━━ Input material ━━

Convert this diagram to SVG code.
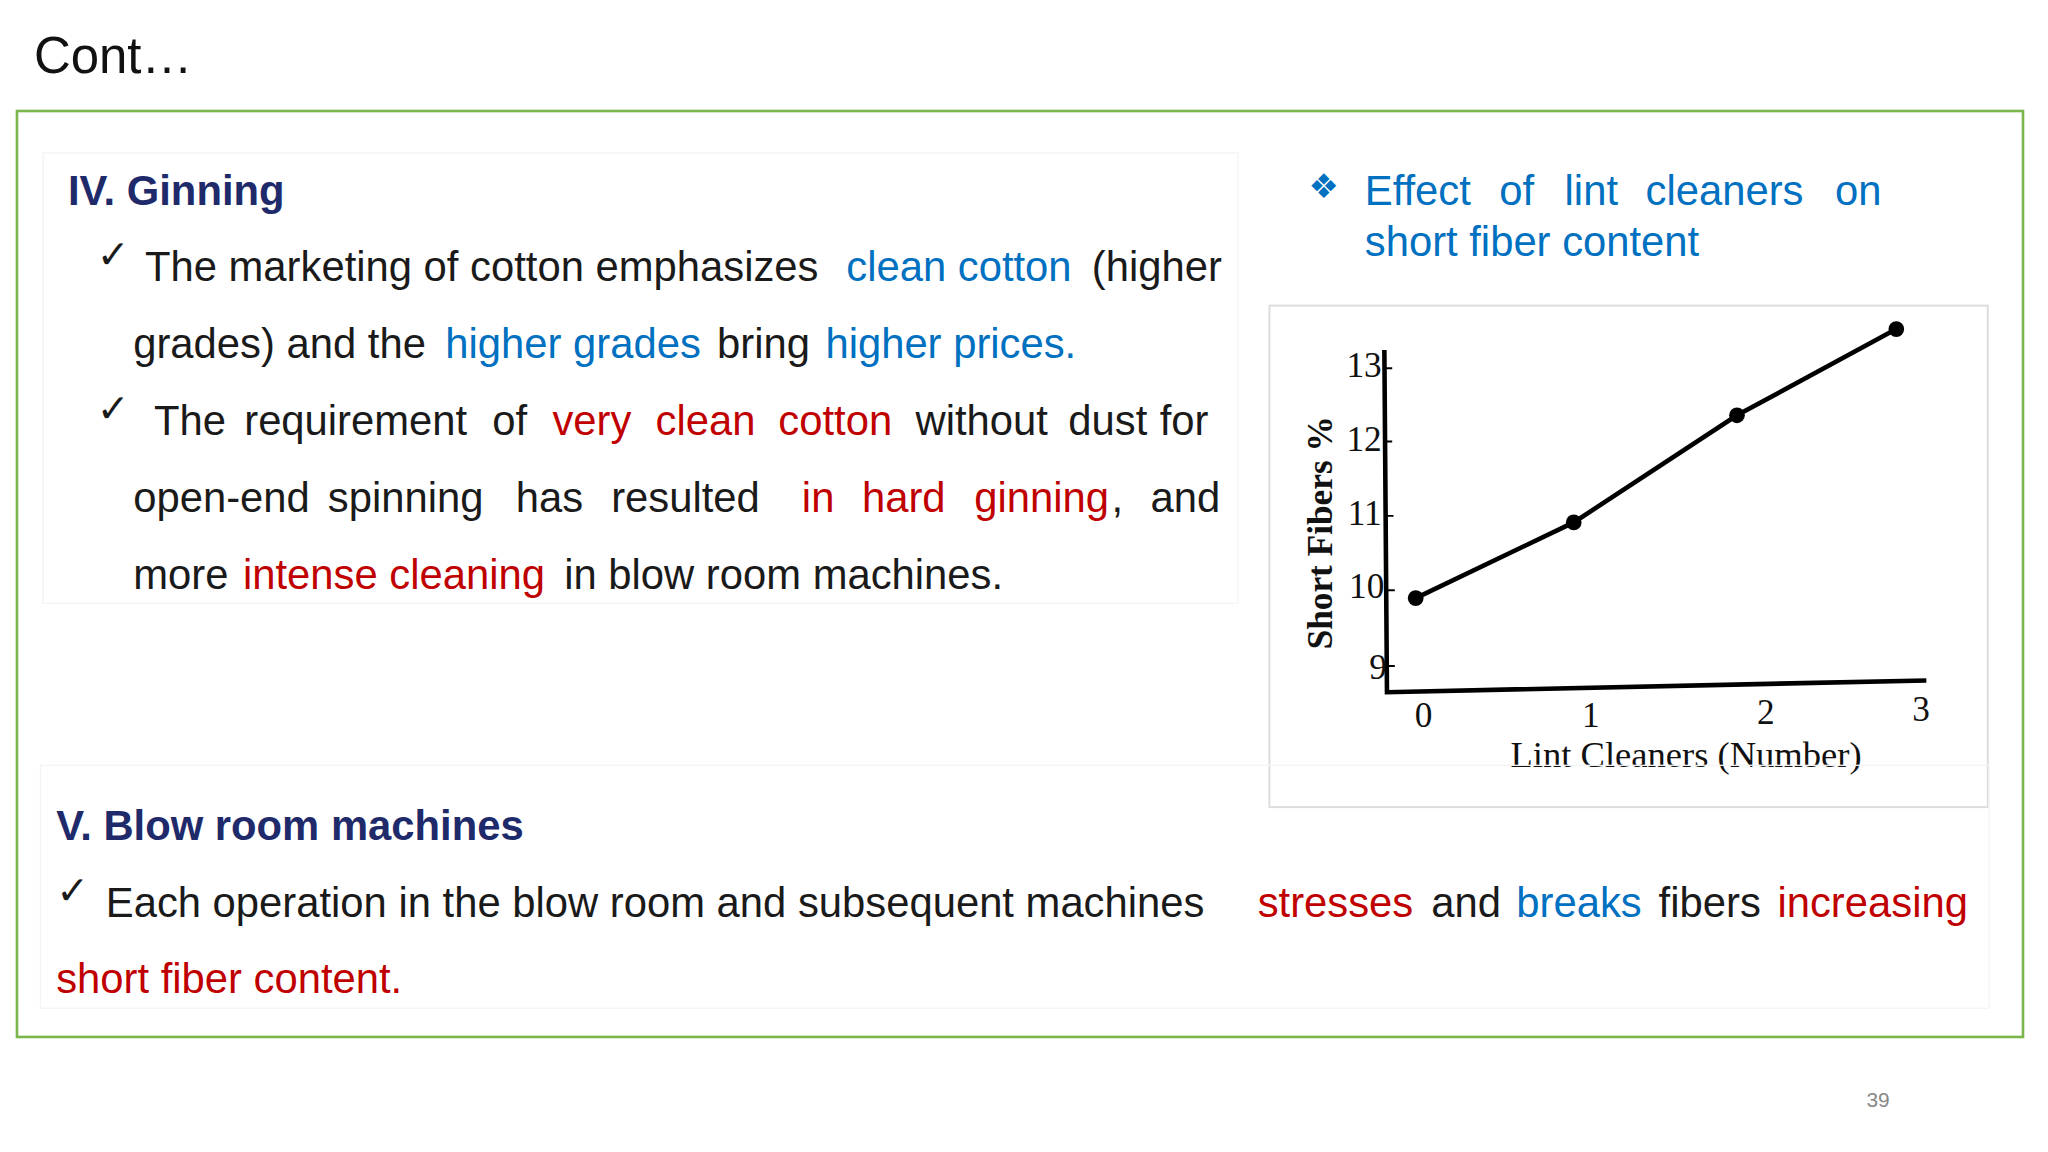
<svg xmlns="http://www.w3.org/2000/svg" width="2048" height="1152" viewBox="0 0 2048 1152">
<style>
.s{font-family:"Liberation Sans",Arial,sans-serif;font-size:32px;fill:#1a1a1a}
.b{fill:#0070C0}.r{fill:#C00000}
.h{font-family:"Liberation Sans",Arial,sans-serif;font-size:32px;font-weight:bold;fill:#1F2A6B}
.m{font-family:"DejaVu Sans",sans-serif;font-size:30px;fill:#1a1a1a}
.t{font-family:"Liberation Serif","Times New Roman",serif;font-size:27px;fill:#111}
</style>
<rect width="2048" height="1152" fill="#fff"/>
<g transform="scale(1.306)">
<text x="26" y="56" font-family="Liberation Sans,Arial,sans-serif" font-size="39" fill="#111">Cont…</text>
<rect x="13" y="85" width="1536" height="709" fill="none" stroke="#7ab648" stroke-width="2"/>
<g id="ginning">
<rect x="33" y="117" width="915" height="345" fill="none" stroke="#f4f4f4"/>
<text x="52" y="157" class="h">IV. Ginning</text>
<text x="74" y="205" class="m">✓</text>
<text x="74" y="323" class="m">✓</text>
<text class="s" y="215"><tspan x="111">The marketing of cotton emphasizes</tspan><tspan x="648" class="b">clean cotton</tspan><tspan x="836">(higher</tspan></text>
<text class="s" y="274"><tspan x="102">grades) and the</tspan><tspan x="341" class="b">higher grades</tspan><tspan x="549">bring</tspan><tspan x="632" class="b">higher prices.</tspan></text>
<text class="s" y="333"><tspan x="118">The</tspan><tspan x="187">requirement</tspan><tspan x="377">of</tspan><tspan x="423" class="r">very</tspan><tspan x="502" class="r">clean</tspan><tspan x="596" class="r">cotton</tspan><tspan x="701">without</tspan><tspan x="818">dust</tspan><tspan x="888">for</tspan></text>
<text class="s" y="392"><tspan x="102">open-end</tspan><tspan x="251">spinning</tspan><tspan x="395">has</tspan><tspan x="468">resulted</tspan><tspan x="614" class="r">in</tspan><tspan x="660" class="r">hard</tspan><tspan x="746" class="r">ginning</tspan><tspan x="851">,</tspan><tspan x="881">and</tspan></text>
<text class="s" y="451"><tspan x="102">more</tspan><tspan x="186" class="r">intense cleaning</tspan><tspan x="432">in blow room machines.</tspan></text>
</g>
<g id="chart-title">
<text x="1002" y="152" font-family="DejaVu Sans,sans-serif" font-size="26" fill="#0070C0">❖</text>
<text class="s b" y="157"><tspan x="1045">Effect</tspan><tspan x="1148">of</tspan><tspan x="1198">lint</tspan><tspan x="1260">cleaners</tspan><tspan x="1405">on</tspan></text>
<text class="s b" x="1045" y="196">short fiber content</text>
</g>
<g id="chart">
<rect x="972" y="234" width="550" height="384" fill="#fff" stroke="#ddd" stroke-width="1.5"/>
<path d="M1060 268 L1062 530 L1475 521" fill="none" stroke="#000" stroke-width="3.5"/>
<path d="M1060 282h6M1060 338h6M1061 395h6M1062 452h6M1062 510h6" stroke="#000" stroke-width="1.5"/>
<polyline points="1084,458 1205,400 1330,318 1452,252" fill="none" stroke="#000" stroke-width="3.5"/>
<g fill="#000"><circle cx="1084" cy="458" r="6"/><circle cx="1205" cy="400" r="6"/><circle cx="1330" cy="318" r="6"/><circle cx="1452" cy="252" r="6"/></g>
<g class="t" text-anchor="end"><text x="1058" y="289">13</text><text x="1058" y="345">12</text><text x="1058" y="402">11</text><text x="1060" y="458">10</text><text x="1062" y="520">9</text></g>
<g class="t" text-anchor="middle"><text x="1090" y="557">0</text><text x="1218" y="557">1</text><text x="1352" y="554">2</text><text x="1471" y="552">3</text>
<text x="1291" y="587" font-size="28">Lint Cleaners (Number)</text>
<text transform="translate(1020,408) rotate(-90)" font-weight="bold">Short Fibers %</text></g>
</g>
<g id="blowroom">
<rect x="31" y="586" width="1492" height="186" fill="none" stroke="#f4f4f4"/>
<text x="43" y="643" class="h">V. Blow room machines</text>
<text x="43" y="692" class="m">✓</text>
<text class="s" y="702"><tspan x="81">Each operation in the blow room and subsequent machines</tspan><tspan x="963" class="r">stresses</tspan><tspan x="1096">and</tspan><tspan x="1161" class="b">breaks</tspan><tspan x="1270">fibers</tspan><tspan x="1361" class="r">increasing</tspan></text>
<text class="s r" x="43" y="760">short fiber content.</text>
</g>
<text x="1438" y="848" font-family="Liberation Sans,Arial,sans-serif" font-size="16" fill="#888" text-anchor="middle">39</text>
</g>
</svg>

━━━
━━ Input material ━━

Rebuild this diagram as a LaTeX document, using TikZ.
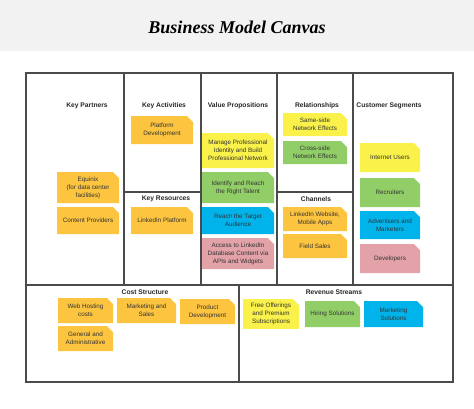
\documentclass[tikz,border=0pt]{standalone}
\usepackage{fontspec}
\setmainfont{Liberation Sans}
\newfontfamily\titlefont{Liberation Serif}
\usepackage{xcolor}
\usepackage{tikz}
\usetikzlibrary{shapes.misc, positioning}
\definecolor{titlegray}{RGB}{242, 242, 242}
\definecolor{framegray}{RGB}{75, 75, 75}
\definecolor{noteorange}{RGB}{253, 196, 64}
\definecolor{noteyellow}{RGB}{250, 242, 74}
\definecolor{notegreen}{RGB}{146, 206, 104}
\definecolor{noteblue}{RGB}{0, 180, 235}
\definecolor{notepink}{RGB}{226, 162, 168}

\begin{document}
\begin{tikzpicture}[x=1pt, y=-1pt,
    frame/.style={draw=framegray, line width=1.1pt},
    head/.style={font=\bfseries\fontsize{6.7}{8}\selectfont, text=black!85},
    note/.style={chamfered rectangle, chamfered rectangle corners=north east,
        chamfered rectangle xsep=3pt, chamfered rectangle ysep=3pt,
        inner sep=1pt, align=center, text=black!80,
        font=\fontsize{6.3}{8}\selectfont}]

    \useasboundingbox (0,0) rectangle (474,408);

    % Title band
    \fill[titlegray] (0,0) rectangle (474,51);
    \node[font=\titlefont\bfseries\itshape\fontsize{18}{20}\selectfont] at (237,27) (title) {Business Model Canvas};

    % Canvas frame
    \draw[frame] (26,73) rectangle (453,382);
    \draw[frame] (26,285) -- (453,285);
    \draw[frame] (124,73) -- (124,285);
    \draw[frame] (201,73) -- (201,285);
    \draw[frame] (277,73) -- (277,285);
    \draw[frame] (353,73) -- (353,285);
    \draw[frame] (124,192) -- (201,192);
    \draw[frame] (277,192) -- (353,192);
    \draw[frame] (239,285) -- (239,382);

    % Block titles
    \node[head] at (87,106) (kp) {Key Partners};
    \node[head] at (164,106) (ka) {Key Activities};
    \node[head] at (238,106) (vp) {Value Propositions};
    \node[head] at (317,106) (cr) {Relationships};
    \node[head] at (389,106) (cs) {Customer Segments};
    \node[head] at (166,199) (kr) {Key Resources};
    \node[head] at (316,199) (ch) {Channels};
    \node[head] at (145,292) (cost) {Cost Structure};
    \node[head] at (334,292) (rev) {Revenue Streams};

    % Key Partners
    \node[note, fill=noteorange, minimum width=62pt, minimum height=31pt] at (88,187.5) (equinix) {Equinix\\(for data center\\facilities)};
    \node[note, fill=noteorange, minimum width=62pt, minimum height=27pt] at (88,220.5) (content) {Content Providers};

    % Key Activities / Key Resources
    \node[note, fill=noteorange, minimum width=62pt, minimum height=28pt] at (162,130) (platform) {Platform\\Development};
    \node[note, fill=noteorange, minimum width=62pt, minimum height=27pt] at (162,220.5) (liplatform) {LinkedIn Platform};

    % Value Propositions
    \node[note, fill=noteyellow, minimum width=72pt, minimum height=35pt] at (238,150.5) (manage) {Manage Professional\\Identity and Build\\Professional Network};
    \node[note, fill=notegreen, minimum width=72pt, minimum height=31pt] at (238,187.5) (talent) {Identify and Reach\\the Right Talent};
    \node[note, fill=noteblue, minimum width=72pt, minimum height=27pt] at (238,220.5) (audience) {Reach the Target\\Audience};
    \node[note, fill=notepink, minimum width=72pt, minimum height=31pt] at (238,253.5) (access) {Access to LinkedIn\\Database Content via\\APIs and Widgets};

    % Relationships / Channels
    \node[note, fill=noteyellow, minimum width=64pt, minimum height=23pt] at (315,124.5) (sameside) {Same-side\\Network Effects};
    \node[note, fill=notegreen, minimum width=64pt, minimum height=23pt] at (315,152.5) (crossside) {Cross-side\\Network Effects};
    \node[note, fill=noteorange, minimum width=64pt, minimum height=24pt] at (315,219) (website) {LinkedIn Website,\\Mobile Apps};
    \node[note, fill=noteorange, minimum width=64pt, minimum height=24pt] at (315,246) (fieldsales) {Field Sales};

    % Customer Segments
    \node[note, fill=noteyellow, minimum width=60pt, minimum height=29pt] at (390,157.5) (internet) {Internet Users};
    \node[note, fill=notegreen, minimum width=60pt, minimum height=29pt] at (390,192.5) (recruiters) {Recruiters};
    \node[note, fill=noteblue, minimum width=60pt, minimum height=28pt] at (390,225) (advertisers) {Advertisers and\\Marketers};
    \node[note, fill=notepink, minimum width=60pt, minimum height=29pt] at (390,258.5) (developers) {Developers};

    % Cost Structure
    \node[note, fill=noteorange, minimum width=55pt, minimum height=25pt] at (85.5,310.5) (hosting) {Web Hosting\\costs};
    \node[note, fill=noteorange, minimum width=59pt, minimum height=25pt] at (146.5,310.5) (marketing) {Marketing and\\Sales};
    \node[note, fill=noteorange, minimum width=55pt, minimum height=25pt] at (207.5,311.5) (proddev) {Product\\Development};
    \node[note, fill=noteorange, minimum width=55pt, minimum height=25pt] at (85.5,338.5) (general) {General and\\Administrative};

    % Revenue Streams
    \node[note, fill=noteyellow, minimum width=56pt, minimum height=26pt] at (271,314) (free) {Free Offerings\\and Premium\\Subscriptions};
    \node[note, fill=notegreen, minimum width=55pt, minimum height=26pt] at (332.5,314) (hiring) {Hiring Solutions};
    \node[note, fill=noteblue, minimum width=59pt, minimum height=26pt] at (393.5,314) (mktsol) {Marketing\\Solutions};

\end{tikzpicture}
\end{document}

━━━

Short problem ▸
In the listing above, locate each line with "diagram" and copy it.

Finished exercise ▸
Convert this diagram to SVG code.
Rebuild this diagram as a LaTeX document, using TikZ.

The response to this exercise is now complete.